* START *
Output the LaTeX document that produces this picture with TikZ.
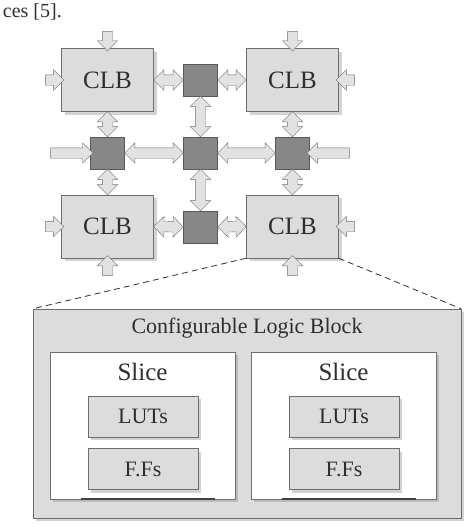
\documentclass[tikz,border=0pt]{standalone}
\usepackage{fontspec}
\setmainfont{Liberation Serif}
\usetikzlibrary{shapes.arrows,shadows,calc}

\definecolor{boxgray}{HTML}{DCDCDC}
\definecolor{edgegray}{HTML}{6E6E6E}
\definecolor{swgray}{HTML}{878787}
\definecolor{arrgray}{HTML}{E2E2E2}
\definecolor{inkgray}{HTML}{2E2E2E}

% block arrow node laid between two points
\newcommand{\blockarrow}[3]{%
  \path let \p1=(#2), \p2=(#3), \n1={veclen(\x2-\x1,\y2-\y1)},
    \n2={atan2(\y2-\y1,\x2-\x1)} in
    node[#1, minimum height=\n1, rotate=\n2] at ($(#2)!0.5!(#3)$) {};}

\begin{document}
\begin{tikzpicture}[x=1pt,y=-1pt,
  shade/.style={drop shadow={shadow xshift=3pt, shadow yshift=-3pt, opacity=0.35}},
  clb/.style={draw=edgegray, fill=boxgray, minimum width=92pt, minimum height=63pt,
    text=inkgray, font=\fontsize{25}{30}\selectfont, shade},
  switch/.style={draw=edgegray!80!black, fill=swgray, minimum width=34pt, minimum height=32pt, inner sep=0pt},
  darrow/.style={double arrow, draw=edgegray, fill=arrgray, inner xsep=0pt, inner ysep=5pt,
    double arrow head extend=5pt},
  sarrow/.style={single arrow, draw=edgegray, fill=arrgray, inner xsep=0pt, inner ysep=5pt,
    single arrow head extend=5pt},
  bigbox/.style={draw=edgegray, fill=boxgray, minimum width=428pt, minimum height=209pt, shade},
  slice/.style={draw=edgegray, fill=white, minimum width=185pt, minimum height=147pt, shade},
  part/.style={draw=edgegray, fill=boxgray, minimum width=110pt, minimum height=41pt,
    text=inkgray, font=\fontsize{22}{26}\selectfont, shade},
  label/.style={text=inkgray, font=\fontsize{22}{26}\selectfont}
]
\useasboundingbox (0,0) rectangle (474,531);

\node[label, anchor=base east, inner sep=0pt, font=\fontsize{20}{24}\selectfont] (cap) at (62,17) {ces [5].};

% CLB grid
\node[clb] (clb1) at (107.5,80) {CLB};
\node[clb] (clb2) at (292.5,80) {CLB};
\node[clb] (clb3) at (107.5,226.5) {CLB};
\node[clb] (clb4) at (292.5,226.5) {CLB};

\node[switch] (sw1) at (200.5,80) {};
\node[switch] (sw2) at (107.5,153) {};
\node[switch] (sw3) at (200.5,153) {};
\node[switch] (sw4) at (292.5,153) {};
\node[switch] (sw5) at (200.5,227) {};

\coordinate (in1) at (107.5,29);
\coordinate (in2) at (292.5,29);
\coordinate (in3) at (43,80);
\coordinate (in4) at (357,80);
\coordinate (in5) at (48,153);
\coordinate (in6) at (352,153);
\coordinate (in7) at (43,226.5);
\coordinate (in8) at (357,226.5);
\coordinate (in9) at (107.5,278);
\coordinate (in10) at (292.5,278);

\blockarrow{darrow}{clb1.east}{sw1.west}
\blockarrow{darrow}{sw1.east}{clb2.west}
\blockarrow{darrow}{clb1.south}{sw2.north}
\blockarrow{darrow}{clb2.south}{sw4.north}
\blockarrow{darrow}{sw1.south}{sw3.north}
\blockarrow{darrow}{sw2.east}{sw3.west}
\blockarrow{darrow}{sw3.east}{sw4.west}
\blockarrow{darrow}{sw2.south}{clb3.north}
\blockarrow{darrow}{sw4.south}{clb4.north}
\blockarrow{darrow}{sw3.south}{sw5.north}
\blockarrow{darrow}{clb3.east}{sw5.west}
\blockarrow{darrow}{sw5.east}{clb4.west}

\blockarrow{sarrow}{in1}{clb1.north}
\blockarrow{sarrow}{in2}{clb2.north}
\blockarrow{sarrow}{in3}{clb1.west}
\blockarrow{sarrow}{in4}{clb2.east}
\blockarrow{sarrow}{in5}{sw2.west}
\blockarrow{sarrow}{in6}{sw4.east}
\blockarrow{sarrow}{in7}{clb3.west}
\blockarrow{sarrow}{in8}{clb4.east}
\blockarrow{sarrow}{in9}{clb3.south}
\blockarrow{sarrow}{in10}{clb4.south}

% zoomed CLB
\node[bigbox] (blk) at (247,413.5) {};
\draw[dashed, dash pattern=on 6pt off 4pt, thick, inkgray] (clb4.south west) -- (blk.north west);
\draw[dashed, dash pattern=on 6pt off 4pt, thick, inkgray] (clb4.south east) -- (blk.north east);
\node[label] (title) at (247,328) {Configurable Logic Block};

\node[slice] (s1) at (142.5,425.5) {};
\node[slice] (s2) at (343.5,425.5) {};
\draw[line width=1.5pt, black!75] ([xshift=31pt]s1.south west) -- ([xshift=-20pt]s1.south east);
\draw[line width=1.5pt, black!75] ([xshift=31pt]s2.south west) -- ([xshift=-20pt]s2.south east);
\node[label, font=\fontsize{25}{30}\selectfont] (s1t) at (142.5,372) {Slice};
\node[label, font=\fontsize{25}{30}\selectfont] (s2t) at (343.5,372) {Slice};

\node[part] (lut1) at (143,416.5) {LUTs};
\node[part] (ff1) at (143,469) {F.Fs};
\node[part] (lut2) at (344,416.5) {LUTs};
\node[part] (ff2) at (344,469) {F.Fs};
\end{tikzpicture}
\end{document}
* END *
With the pictures left out, transcribe the material exactly.

Output the LaTeX document that produces this picture with TikZ.
\documentclass[tikz,border=0pt]{standalone}
\usepackage{fontspec}
\setmainfont{Liberation Serif}
\usetikzlibrary{shapes.arrows,shadows,calc}

\definecolor{boxgray}{HTML}{DCDCDC}
\definecolor{edgegray}{HTML}{6E6E6E}
\definecolor{swgray}{HTML}{878787}
\definecolor{arrgray}{HTML}{E2E2E2}
\definecolor{inkgray}{HTML}{2E2E2E}

% block arrow node laid between two points
\newcommand{\blockarrow}[3]{%
  \path let \p1=(#2), \p2=(#3), \n1={veclen(\x2-\x1,\y2-\y1)},
    \n2={atan2(\y2-\y1,\x2-\x1)} in
    node[#1, minimum height=\n1, rotate=\n2] at ($(#2)!0.5!(#3)$) {};}

\begin{document}
\begin{tikzpicture}[x=1pt,y=-1pt,
  shade/.style={drop shadow={shadow xshift=3pt, shadow yshift=-3pt, opacity=0.35}},
  clb/.style={draw=edgegray, fill=boxgray, minimum width=92pt, minimum height=63pt,
    text=inkgray, font=\fontsize{25}{30}\selectfont, shade},
  switch/.style={draw=edgegray!80!black, fill=swgray, minimum width=34pt, minimum height=32pt, inner sep=0pt},
  darrow/.style={double arrow, draw=edgegray, fill=arrgray, inner xsep=0pt, inner ysep=5pt,
    double arrow head extend=5pt},
  sarrow/.style={single arrow, draw=edgegray, fill=arrgray, inner xsep=0pt, inner ysep=5pt,
    single arrow head extend=5pt},
  bigbox/.style={draw=edgegray, fill=boxgray, minimum width=428pt, minimum height=209pt, shade},
  slice/.style={draw=edgegray, fill=white, minimum width=185pt, minimum height=147pt, shade},
  part/.style={draw=edgegray, fill=boxgray, minimum width=110pt, minimum height=41pt,
    text=inkgray, font=\fontsize{22}{26}\selectfont, shade},
  label/.style={text=inkgray, font=\fontsize{22}{26}\selectfont}
]
\useasboundingbox (0,0) rectangle (474,531);

\node[label, anchor=base east, inner sep=0pt, font=\fontsize{20}{24}\selectfont] (cap) at (62,17) {ces [5].};

% CLB grid
\node[clb] (clb1) at (107.5,80) {CLB};
\node[clb] (clb2) at (292.5,80) {CLB};
\node[clb] (clb3) at (107.5,226.5) {CLB};
\node[clb] (clb4) at (292.5,226.5) {CLB};

\node[switch] (sw1) at (200.5,80) {};
\node[switch] (sw2) at (107.5,153) {};
\node[switch] (sw3) at (200.5,153) {};
\node[switch] (sw4) at (292.5,153) {};
\node[switch] (sw5) at (200.5,227) {};

\coordinate (in1) at (107.5,29);
\coordinate (in2) at (292.5,29);
\coordinate (in3) at (43,80);
\coordinate (in4) at (357,80);
\coordinate (in5) at (48,153);
\coordinate (in6) at (352,153);
\coordinate (in7) at (43,226.5);
\coordinate (in8) at (357,226.5);
\coordinate (in9) at (107.5,278);
\coordinate (in10) at (292.5,278);

\blockarrow{darrow}{clb1.east}{sw1.west}
\blockarrow{darrow}{sw1.east}{clb2.west}
\blockarrow{darrow}{clb1.south}{sw2.north}
\blockarrow{darrow}{clb2.south}{sw4.north}
\blockarrow{darrow}{sw1.south}{sw3.north}
\blockarrow{darrow}{sw2.east}{sw3.west}
\blockarrow{darrow}{sw3.east}{sw4.west}
\blockarrow{darrow}{sw2.south}{clb3.north}
\blockarrow{darrow}{sw4.south}{clb4.north}
\blockarrow{darrow}{sw3.south}{sw5.north}
\blockarrow{darrow}{clb3.east}{sw5.west}
\blockarrow{darrow}{sw5.east}{clb4.west}

\blockarrow{sarrow}{in1}{clb1.north}
\blockarrow{sarrow}{in2}{clb2.north}
\blockarrow{sarrow}{in3}{clb1.west}
\blockarrow{sarrow}{in4}{clb2.east}
\blockarrow{sarrow}{in5}{sw2.west}
\blockarrow{sarrow}{in6}{sw4.east}
\blockarrow{sarrow}{in7}{clb3.west}
\blockarrow{sarrow}{in8}{clb4.east}
\blockarrow{sarrow}{in9}{clb3.south}
\blockarrow{sarrow}{in10}{clb4.south}

% zoomed CLB
\node[bigbox] (blk) at (247,413.5) {};
\draw[dashed, dash pattern=on 6pt off 4pt, thick, inkgray] (clb4.south west) -- (blk.north west);
\draw[dashed, dash pattern=on 6pt off 4pt, thick, inkgray] (clb4.south east) -- (blk.north east);
\node[label] (title) at (247,328) {Configurable Logic Block};

\node[slice] (s1) at (142.5,425.5) {};
\node[slice] (s2) at (343.5,425.5) {};
\draw[line width=1.5pt, black!75] ([xshift=31pt]s1.south west) -- ([xshift=-20pt]s1.south east);
\draw[line width=1.5pt, black!75] ([xshift=31pt]s2.south west) -- ([xshift=-20pt]s2.south east);
\node[label, font=\fontsize{25}{30}\selectfont] (s1t) at (142.5,372) {Slice};
\node[label, font=\fontsize{25}{30}\selectfont] (s2t) at (343.5,372) {Slice};

\node[part] (lut1) at (143,416.5) {LUTs};
\node[part] (ff1) at (143,469) {F.Fs};
\node[part] (lut2) at (344,416.5) {LUTs};
\node[part] (ff2) at (344,469) {F.Fs};
\end{tikzpicture}
\end{document}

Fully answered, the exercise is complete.